No wonder then, the socially conservative and
catholic Poles have been more able to integrate into
rural Ireland. McWilliam's "diaspora" will come
home to find discrimination and shut doors as rife
as they were when they left, especially outside
Dublin.

Not having read the full book I would be surprised if McWilliams has addressed the issue which I see as creating the greatest threat to future economic prosperity - disproportionate incentives to economic inactivity created by disproportionately generous social welfare increases as against rises in the minimum wage, which created a scenario from 2002 onwards where even a single person on welfare living in the private rented sector is financially better off and probably will have a better quality of life than a working person on the minimum wage in the same kind of housing tenure. Welfare dependency has slowed but steadily increased since 2002 and is expected to continue to increase, but much of it is not reflected in unemployment statistics since much of it falls under disability benefit and lone parent allowances. An increasing number of native Irish are "opting" out into a world of welfare dependency and their places are being taken by migrant workers who are excluded from receipt of such benefits until they've 2 years of PRSI payments.
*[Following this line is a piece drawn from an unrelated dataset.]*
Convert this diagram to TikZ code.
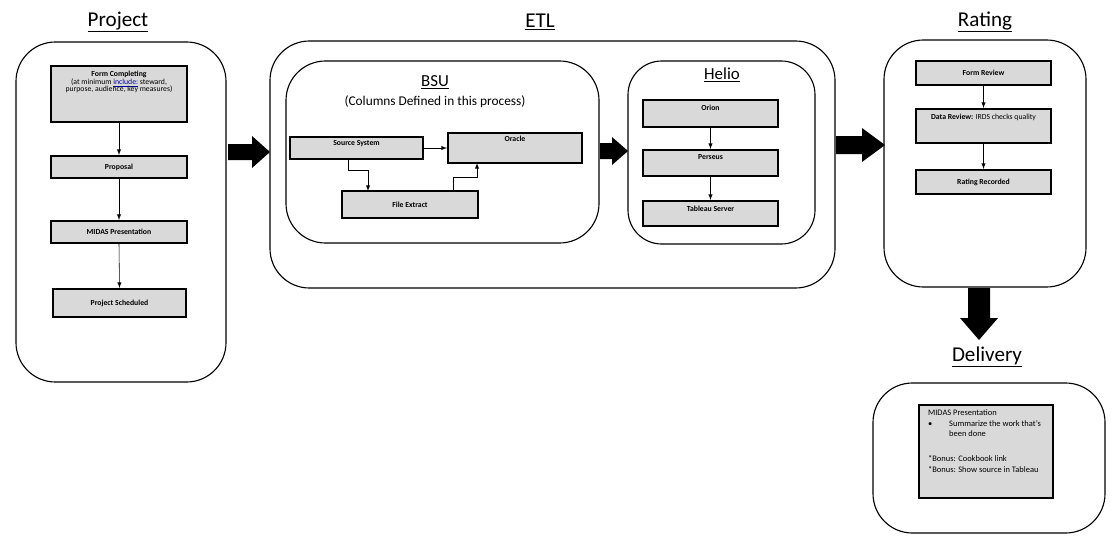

I would expect this figure to rise massively as the economy starts to stall, and unless efforts are made to limit entitlement or the length of time on welfare, this will massively increase and create not only massive drains on the economy, but also drain (as it currently does) badly needed entry level workers in the economy. The end to this dangerous situation is the real solution to Ireland's faltering economy, and NOT increased repatriation as McWilliams suggests.